*Task brief:*
Print the full listing exactly.
------ Input material ------
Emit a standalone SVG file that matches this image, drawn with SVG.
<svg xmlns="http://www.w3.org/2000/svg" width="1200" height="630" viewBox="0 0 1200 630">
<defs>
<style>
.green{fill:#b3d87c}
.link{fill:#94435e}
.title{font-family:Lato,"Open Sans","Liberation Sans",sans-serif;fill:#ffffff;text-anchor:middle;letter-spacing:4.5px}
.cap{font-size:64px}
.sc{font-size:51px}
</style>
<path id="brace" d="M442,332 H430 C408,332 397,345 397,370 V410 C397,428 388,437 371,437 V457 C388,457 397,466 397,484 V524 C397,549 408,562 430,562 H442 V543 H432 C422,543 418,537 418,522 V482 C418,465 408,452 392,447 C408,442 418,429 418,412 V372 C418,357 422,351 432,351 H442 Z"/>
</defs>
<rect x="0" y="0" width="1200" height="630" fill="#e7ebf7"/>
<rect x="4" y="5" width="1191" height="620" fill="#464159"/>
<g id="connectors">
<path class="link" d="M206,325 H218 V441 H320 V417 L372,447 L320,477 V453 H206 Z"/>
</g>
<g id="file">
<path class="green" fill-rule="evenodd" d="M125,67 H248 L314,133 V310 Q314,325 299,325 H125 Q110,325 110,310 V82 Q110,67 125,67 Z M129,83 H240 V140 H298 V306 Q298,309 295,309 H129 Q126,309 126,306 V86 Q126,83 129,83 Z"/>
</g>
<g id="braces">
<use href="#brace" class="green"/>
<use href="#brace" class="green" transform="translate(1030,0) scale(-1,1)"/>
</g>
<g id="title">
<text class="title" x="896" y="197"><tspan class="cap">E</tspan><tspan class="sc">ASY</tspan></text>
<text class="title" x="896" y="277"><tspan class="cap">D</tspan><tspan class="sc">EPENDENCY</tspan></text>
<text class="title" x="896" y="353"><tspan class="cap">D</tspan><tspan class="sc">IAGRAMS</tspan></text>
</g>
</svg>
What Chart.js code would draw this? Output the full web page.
------
*Final result:*
Emit a standalone SVG file that matches this image, drawn with SVG.
<svg xmlns="http://www.w3.org/2000/svg" width="1200" height="630" viewBox="0 0 1200 630">
<defs>
<style>
.green{fill:#b3d87c}
.link{fill:#94435e}
.title{font-family:Lato,"Open Sans","Liberation Sans",sans-serif;fill:#ffffff;text-anchor:middle;letter-spacing:4.5px}
.cap{font-size:64px}
.sc{font-size:51px}
</style>
<path id="brace" d="M442,332 H430 C408,332 397,345 397,370 V410 C397,428 388,437 371,437 V457 C388,457 397,466 397,484 V524 C397,549 408,562 430,562 H442 V543 H432 C422,543 418,537 418,522 V482 C418,465 408,452 392,447 C408,442 418,429 418,412 V372 C418,357 422,351 432,351 H442 Z"/>
</defs>
<rect x="0" y="0" width="1200" height="630" fill="#e7ebf7"/>
<rect x="4" y="5" width="1191" height="620" fill="#464159"/>
<g id="connectors">
<path class="link" d="M206,325 H218 V441 H320 V417 L372,447 L320,477 V453 H206 Z"/>
</g>
<g id="file">
<path class="green" fill-rule="evenodd" d="M125,67 H248 L314,133 V310 Q314,325 299,325 H125 Q110,325 110,310 V82 Q110,67 125,67 Z M129,83 H240 V140 H298 V306 Q298,309 295,309 H129 Q126,309 126,306 V86 Q126,83 129,83 Z"/>
</g>
<g id="braces">
<use href="#brace" class="green"/>
<use href="#brace" class="green" transform="translate(1030,0) scale(-1,1)"/>
</g>
<g id="title">
<text class="title" x="896" y="197"><tspan class="cap">E</tspan><tspan class="sc">ASY</tspan></text>
<text class="title" x="896" y="277"><tspan class="cap">D</tspan><tspan class="sc">EPENDENCY</tspan></text>
<text class="title" x="896" y="353"><tspan class="cap">D</tspan><tspan class="sc">IAGRAMS</tspan></text>
</g>
</svg>
What Chart.js code would draw this? Output the full web page.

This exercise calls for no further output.